We are given a mathematical equation involving an angle $$\theta$$ and the tangent function: $${{\tan }^{2}}\theta +\frac{1}{{{\tan }^{2}}\theta }=2$$. We are also told that $$\theta$$ is an acute angle, which means its value is between $$0^\circ$$ and $$90^\circ$$ (not including $$0^\circ$$ or $$90^\circ$$). Our goal is to find the specific value of this angle $$\theta$$.

**step2** Analyzing the equation's structure

Let's look at the form of the given equation: $${{\tan }^{2}}\theta +\frac{1}{{{\tan }^{2}}\theta }=2$$.
This equation has a special structure. If we think of $${{\tan }^{2}}\theta$$ as a single quantity, let's call it 'A' for a moment to simplify our thinking without introducing a formal variable. So, the equation looks like $$A + \frac{1}{A} = 2$$.

**step3** Finding the value of 'A'

Now we need to find what value of 'A' makes the equation $$A + \frac{1}{A} = 2$$ true.
Let's try some simple numbers for 'A' and see if they work:
If we try $$A = 1$$, then $$1 + \frac{1}{1} = 1 + 1 = 2$$. This value works perfectly!
Let's try another value just to be sure, for example, $$A = 2$$. Then $$2 + \frac{1}{2} = 2.5$$. This is not equal to 2, so $$A=2$$ is not the answer.
If we try $$A = \frac{1}{2}$$. Then $$\frac{1}{2} + \frac{1}{\frac{1}{2}} = \frac{1}{2} + 2 = 2.5$$. This is also not equal to 2.
From this observation, the only positive value for 'A' that satisfies $$A + \frac{1}{A} = 2$$ is $$A=1$$. (In general mathematics, this can be proven, but for this problem, observation is sufficient.)

**step4** Relating 'A' back to the tangent function

Since we found that $$A=1$$, and we know that $$A$$ represents $${{\tan }^{2}}\theta$$, it means that $${{\tan }^{2}}\theta = 1$$.

**step5** Determining the value of $$\tan \theta$$

If the square of $$\tan \theta$$ is $$1$$, that means $$\tan \theta$$ could be either $$1$$ or $$-1$$.
We are told that $$\theta$$ is an acute angle. An acute angle is in the first quadrant (between $$0^\circ$$ and $$90^\circ$$). In the first quadrant, the tangent of an angle is always positive.
Therefore, we must choose the positive value: $$\tan \theta = 1$$.
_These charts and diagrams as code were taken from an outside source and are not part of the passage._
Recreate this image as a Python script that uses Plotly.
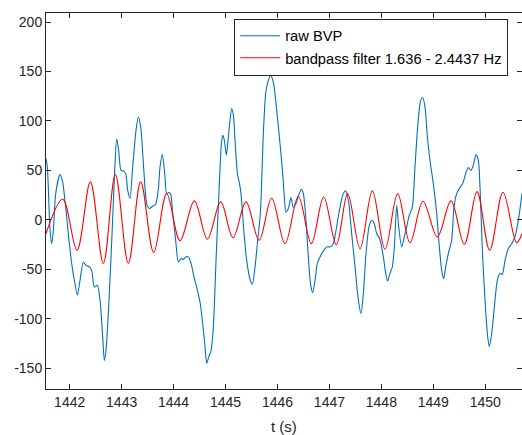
import plotly.graph_objects as go

# raw BVP signal (time in s, amplitude)
raw_t = [1441.544, 1441.570, 1441.621, 1441.654, 1441.686, 1441.731, 1441.814, 1441.865, 1441.923, 1441.974,
         1442.038, 1442.096, 1442.148, 1442.199, 1442.263, 1442.314, 1442.379, 1442.423, 1442.475, 1442.533,
         1442.584, 1442.635, 1442.667, 1442.699, 1442.757, 1442.821, 1442.866, 1442.905, 1442.943, 1442.988,
         1443.033, 1443.078, 1443.116, 1443.161, 1443.213, 1443.277, 1443.322, 1443.367, 1443.431, 1443.482,
         1443.534, 1443.598, 1443.655, 1443.707, 1443.739, 1443.784, 1443.829, 1443.867, 1443.906, 1443.944,
         1443.983, 1444.040, 1444.092, 1444.143, 1444.188, 1444.233, 1444.284, 1444.336, 1444.393, 1444.458,
         1444.509, 1444.560, 1444.605, 1444.637, 1444.669, 1444.721, 1444.766, 1444.817, 1444.875, 1444.920,
         1444.945, 1444.977, 1445.016, 1445.048, 1445.086, 1445.118, 1445.151, 1445.183, 1445.228, 1445.266,
         1445.298, 1445.356, 1445.407, 1445.471, 1445.516, 1445.568, 1445.619, 1445.670, 1445.728, 1445.773,
         1445.824, 1445.869, 1445.920, 1445.985, 1446.049, 1446.100, 1446.132, 1446.164, 1446.209, 1446.261,
         1446.305, 1446.357, 1446.408, 1446.459, 1446.498, 1446.549, 1446.594, 1446.639, 1446.678, 1446.723,
         1446.767, 1446.819, 1446.883, 1446.947, 1447.011, 1447.075, 1447.127, 1447.204, 1447.268, 1447.313,
         1447.364, 1447.428, 1447.493, 1447.557, 1447.608, 1447.653, 1447.704, 1447.762, 1447.813, 1447.858,
         1447.910, 1447.974, 1448.038, 1448.083, 1448.121, 1448.166, 1448.211, 1448.250, 1448.295, 1448.333,
         1448.391, 1448.442, 1448.487, 1448.532, 1448.596, 1448.647, 1448.699, 1448.757, 1448.795, 1448.840,
         1448.885, 1448.936, 1449.000, 1449.065, 1449.116, 1449.161, 1449.199, 1449.238, 1449.289, 1449.353,
         1449.398, 1449.450, 1449.501, 1449.565, 1449.623, 1449.674, 1449.725, 1449.770, 1449.822, 1449.867,
         1449.899, 1449.944, 1449.995, 1450.046, 1450.078, 1450.123, 1450.175, 1450.232, 1450.284, 1450.329,
         1450.380, 1450.444, 1450.508, 1450.572, 1450.637, 1450.707]
raw_v = [62, 53.6, -10, -24, -10, 26.6, 45.8, 38, 13, -14,
         -44, -63, -76, -61, -42.5, -46, -47.5, -51, -68, -66,
         -81, -118, -142, -132, -81, -7, 50, 82, 70, 50,
         49.5, 47, 30, 21.6, 53.6, 90.7, 104, 94, 47, 16.5,
         11.5, 13.8, 15.8, 31.7, 53.6, 66.4, 47, 26.6, 27.6, 26,
         6.4, -20.6, -42.5, -39, -40, -37.4, -37.4, -44, -57.6, -71,
         -83, -105, -128, -145, -140, -132, -108, -41, 30, 77,
         85.6, 80.5, 65.4, 80.5, 100.8, 112.6, 105.8, 80.5, 47, 37.4,
         26.6, -13.8, -40.8, -60, -65, -47.5, -20.6, 6.4, 87, 127.7,
         141, 146, 139.5, 111, 77, 47, 23, 7.8, 11.5, 22.6,
         12.5, 16.5, 25, 31, 26.6, -0.3, -37.4, -66, -73.5, -61,
         -44, -37.4, -31.3, -27.3, -27.3, -24, -10.4, 13, 26.6, 29.3,
         19.9, -13.8, -47.5, -81, -94.7, -74.5, -34, -7, -0.3, -3,
         -13.8, -20, -37.4, -54, -61.7, -54, -47.5, -27.3, 14.8, -7,
         -27.3, -17, -7, 3.7, 13, 53.6, 94, 121, 123.7, 114,
         84, 60, 36.7, 6.4, -27.3, -51, -59.3, -47.5, -34, -20.6,
         13, 26.6, 31.7, 36.7, 47, 53, 50, 55.3, 66, 60,
         33, -30.7, -81, -118, -128, -115, -88, -61, -54, -55,
         -40.8, -29, -24, -17, -0.3, 26.6]

# bandpass-filtered signal extrema (time in s, amplitude)
bp_t = [1441.544, 1441.865, 1442.141, 1442.398, 1442.648, 1442.879, 1443.129, 1443.367, 1443.617, 1443.867,
        1444.124, 1444.400, 1444.650, 1444.907, 1445.144, 1445.394, 1445.645, 1445.888, 1446.145, 1446.402,
        1446.652, 1446.889, 1447.133, 1447.351, 1447.589, 1447.826, 1448.070, 1448.314, 1448.551, 1448.801,
        1449.077, 1449.340, 1449.597, 1449.841, 1450.085, 1450.341, 1450.604, 1450.707]
bp_v = [-13.8, 20.9, -30.7, 38.4, -44, 45.8, -44, 38.4, -33, 26.6,
        -21, 19.2, -19.5, 18.2, -17.9, 18.2, -20.6, 21.9, -24, 23.9,
        -24, 23.2, -25, 26.6, -29, 29.3, -29.7, 26.6, -23, 18.9,
        -17.2, 19.2, -24.6, 28.6, -30.7, 28, -23, -14]

x_ticks = [1442, 1443, 1444, 1445, 1446, 1447, 1448, 1449, 1450]
y_ticks = [-150, -100, -50, 0, 50, 100, 150, 200]
x_title = "t (s)"

AX = "#262626"
FONT = "Liberation Sans, Arial, Helvetica, sans-serif"

fig = go.Figure()
fig.add_trace(go.Scatter(x=raw_t, y=raw_v, mode="lines", name="raw BVP",
                         line=dict(color="#0072BD", width=1.1, shape="spline", smoothing=0.7)))
fig.add_trace(go.Scatter(x=bp_t, y=bp_v, mode="lines", name="bandpass filter 1.636 - 2.4437 Hz",
                         line=dict(color="#FF0000", width=1.1, shape="spline", smoothing=1.0)))

axis_common = dict(showgrid=False, zeroline=False, showline=True, linecolor=AX, linewidth=1,
                   mirror="ticks", ticks="inside", ticklen=5, tickcolor=AX, tickwidth=1,
                   automargin=False,
                   tickfont=dict(family=FONT, size=14, color=AX))

fig.update_layout(
    width=522, height=435,
    margin=dict(l=46, r=0, t=13, b=46),
    paper_bgcolor="white", plot_bgcolor="white",
    font=dict(family=FONT, color=AX),
    xaxis=dict(range=[1441.544, 1450.707], tickvals=x_ticks, ticktext=[str(v) for v in x_ticks],
               **axis_common),
    yaxis=dict(range=[-170.9, 209.1], tickvals=y_ticks, ticktext=[str(v) for v in y_ticks],
               **axis_common),
    legend=dict(x=0.971, y=0.985, xanchor="right", yanchor="top",
                bgcolor="white", bordercolor=AX, borderwidth=1,
                font=dict(family=FONT, size=14.7, color="#000000"),
                tracegroupgap=0, itemwidth=40),
    showlegend=True,
    annotations=[dict(text=x_title, xref="paper", yref="paper", x=0.5, y=-0.101,
                      xanchor="center", yanchor="middle", showarrow=False,
                      font=dict(family=FONT, size=15, color=AX))],
)

fig.write_html("out.html", config={"displayModeBar": False},
               post_script="document.body.style.margin='0';document.body.style.overflow='hidden';")
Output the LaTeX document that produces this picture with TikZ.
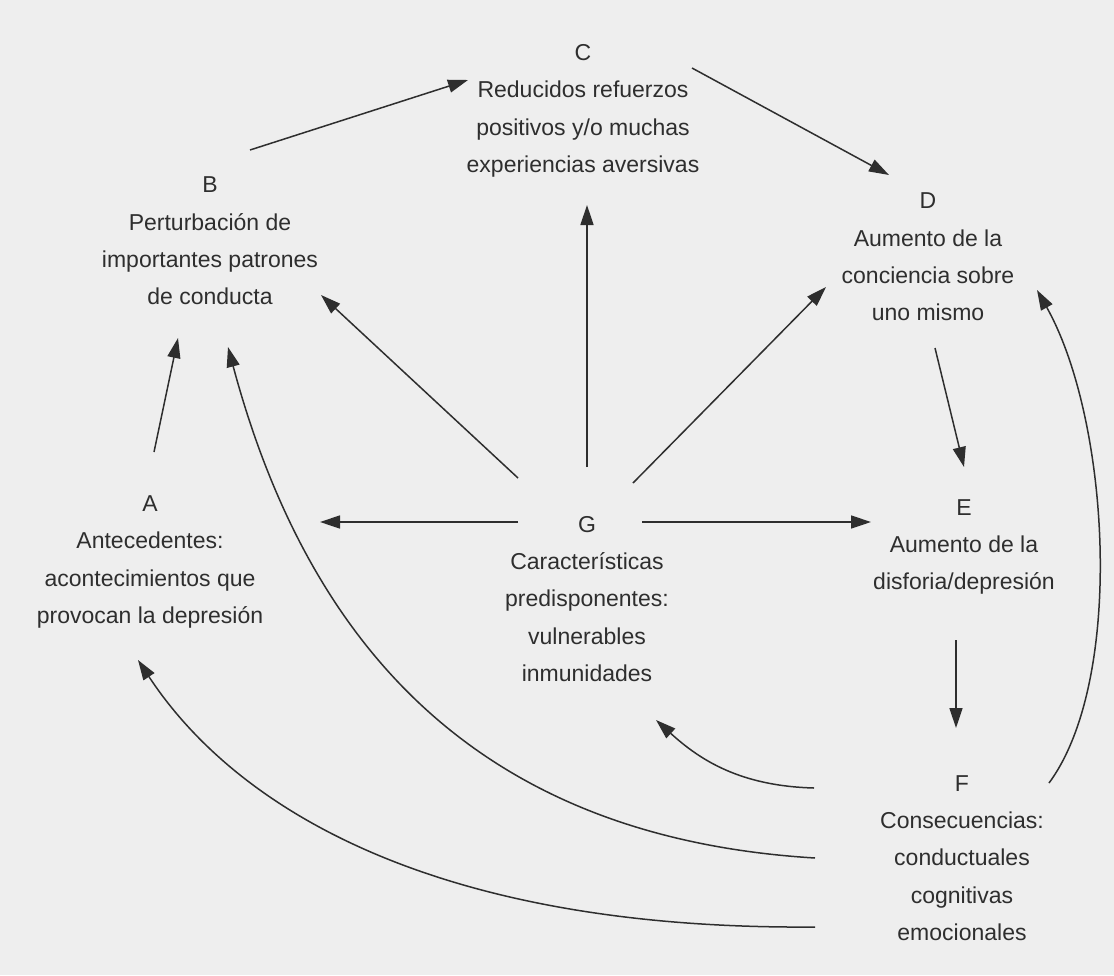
\documentclass[tikz,border=0pt]{standalone}
\usepackage{fontspec}
\setmainfont{Liberation Sans}
\usetikzlibrary{arrows.meta,calc}
\definecolor{bg}{HTML}{EEEEEE}
\definecolor{ink}{HTML}{2E2E2E}
\begin{document}
\begin{tikzpicture}[x=1pt,y=-1pt,
  lab/.style={align=center,inner sep=0pt,text=ink,font=\fontsize{23}{37.3}\selectfont},
  arr/.style={draw=ink,line width=1.5pt,-{Triangle[length=20pt,width=13pt]}}]
\fill[bg] (0,0) rectangle (1114,975);
\useasboundingbox (0,0) rectangle (1114,975);

\node[lab] (C) at (583,111) {C\\Reducidos refuerzos\\positivos y/o muchas\\experiencias aversivas};
\node[lab] (B) at (210,241) {B\\Perturbación de\\importantes patrones\\de conducta};
\node[lab] (D) at (928,257) {D\\Aumento de la\\conciencia sobre\\uno mismo};
\node[lab] (A) at (150,562) {A\\Antecedentes:\\acontecimientos que\\provocan la depresión};
\node[lab] (G) at (587,599) {G\\Características\\predisponentes:\\vulnerables\\inmunidades};
\node[lab] (E) at (964,547) {E\\Aumento de la\\disforia/depresión};
\node[lab] (F) at (962,858) {F\\Consecuencias:\\conductuales\\cognitivas\\emocionales};

% straight arrows
\draw[arr] ($(B)+(40,-91)$) -- ($(C)+(-115,-31)$);
\draw[arr] ($(C)+(109,-43)$) -- ($(D)+(-39,-82)$);
\draw[arr] ($(G)+(0,-132)$) -- ($(C)+(4,94)$);
\draw[arr] ($(G)+(-69,-121)$) -- ($(B)+(111,54)$);
\draw[arr] ($(G)+(46,-116)$) -- ($(D)+(-102,30)$);
\draw[arr] ($(G)+(-69,-77)$) -- ($(A)+(170,-40)$);
\draw[arr] ($(G)+(55,-77)$) -- ($(E)+(-93,-25)$);
\draw[arr] ($(A)+(4,-110)$) -- ($(B)+(-32,97)$);
\draw[arr] ($(D)+(7,91)$) -- ($(E)+(0,-80)$);
\draw[arr] ($(E)+(-8,93)$) -- ($(F)+(-6,-130)$);

% curved arrows from F
\draw[arr] ($(F)+(-148,-70)$) .. controls +(-74,-2) and +(44,40) .. ($(G)+(69,121)$);
\draw[arr] ($(F)+(-147,0)$) .. controls +(-295,-18) and +(92,343) .. ($(B)+(18,106)$);
\draw[arr] ($(F)+(-147,69)$) .. controls +(-395,3) and +(92,140) .. ($(A)+(-12,98)$);
\draw[arr] ($(F)+(87,-75)$) .. controls +(76,-103) and +(73,130) .. ($(D)+(109,33)$);
\end{tikzpicture}
\end{document}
**step6** Finding the angle $$\theta$$

Now we need to find the acute angle $$\theta$$ whose tangent is $$1$$.
We recall from common trigonometric values that the tangent of $$45^\circ$$ is $$1$$.
So, $$\theta = 45^\circ$$.

**step7** Comparing with the given options

The value we found for $$\theta$$ is $$45^\circ$$. Let's check the given options:
A) $$45{}^\circ $$
B) $$30{}^\circ $$
C) $$60{}^\circ $$
D) $$15{}^\circ $$
Our calculated value matches option A.